> **SHORT TASK**: Pictures are not part of the copy. Retype the lines from the first one through the line that contains "Chart.register(...registerables);".
++++++++++
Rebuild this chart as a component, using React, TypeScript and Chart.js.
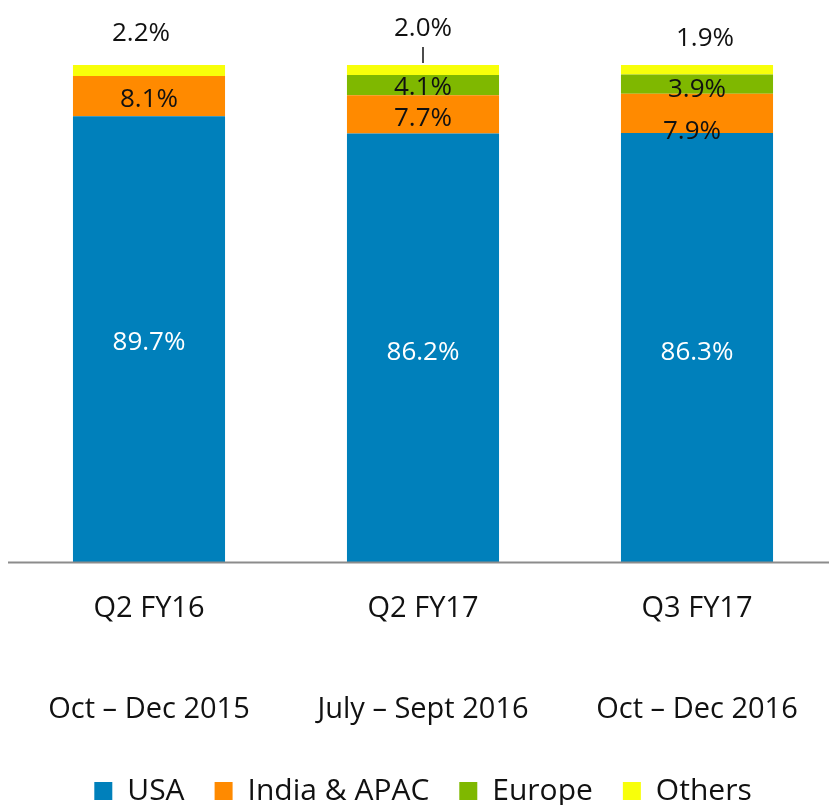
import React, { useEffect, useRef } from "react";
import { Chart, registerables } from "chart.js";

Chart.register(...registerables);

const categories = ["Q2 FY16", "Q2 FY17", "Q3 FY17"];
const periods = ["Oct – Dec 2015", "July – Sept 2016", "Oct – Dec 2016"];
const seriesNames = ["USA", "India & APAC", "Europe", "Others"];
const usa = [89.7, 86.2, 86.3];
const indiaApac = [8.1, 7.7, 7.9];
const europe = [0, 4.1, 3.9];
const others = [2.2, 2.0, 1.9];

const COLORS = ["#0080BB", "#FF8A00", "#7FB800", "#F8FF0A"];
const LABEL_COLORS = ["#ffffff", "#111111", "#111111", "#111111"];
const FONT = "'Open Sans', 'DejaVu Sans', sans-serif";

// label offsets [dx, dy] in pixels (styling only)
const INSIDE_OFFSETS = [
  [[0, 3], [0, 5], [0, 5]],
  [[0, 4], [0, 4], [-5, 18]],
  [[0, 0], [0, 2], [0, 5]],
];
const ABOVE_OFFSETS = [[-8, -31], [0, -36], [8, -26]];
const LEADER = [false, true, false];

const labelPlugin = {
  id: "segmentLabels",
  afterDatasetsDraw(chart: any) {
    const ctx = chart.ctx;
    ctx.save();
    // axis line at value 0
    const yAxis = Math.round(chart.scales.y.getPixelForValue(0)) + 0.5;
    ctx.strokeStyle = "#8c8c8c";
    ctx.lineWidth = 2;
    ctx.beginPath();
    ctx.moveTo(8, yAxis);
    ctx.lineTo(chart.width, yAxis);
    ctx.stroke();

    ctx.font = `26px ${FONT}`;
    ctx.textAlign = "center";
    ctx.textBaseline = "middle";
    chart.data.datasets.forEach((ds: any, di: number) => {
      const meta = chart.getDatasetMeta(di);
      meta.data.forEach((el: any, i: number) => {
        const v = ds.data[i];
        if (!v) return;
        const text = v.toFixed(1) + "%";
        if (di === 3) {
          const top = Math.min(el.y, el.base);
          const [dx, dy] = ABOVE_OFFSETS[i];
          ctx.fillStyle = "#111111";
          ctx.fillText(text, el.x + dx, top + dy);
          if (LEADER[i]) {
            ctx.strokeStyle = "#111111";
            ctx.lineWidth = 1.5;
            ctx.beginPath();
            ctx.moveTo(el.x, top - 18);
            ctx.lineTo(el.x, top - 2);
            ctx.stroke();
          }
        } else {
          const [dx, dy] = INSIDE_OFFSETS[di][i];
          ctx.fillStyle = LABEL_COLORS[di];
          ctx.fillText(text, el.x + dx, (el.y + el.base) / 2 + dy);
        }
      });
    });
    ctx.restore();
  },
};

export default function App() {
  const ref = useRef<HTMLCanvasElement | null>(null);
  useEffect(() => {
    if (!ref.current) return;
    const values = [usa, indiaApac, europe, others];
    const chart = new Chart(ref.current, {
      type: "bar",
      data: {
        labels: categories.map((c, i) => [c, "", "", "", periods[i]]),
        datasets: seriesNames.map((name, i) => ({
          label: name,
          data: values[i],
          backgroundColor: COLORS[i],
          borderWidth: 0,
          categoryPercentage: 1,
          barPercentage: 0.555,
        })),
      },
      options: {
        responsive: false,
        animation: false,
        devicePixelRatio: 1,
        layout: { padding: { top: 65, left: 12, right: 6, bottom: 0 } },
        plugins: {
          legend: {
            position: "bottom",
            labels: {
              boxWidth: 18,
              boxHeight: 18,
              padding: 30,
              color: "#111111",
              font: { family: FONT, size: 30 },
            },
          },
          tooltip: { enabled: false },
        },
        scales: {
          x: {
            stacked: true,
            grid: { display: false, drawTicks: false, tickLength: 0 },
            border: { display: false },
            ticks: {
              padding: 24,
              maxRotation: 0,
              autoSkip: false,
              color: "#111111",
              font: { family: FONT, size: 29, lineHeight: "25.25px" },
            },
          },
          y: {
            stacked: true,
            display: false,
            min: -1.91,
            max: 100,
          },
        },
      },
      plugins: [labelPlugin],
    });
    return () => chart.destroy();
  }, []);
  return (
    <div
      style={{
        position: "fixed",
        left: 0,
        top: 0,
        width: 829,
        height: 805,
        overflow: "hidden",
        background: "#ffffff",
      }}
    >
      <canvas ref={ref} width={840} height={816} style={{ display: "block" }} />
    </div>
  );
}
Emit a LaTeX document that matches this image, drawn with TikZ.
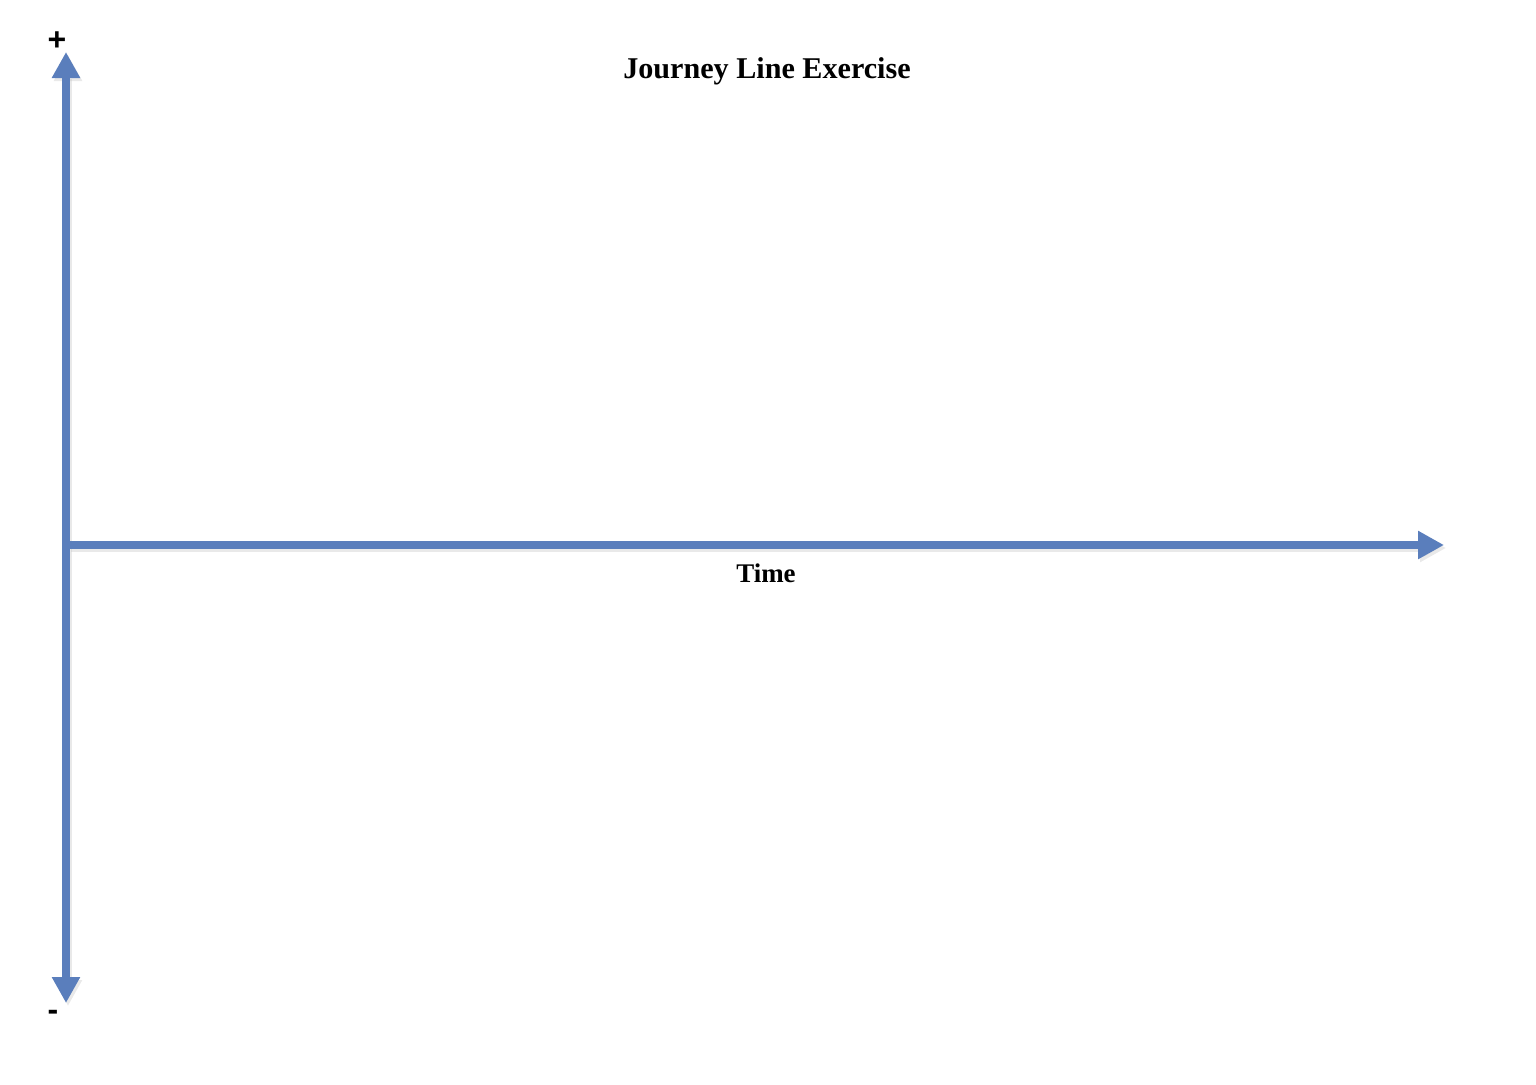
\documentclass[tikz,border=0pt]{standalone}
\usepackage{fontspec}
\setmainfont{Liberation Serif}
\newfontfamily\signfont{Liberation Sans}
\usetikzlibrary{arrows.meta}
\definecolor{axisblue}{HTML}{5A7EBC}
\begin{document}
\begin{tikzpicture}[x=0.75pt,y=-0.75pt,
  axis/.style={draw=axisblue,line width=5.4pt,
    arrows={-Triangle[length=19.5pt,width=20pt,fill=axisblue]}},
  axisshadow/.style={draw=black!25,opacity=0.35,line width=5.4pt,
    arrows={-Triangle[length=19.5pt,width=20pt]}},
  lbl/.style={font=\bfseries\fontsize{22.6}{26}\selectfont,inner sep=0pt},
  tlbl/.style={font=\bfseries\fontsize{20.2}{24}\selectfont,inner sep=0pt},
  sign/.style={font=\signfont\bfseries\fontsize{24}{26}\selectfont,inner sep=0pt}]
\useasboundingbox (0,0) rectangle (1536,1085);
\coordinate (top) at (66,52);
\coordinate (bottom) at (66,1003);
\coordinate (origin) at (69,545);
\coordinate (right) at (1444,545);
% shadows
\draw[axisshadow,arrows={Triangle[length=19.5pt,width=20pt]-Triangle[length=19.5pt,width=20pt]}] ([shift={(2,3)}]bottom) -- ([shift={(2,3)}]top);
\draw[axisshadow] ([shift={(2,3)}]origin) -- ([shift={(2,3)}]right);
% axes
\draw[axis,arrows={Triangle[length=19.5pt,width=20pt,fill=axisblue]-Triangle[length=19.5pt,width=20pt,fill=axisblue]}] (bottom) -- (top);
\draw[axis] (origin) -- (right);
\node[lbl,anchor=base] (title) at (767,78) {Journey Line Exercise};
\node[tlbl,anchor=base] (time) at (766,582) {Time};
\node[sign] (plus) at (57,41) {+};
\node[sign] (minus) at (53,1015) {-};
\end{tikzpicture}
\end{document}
++++++++++
> **REPLY TO THE TASK**:
Rebuild this chart as a component, using React, TypeScript and Chart.js.
import React, { useEffect, useRef } from "react";
import { Chart, registerables } from "chart.js";

Chart.register(...registerables);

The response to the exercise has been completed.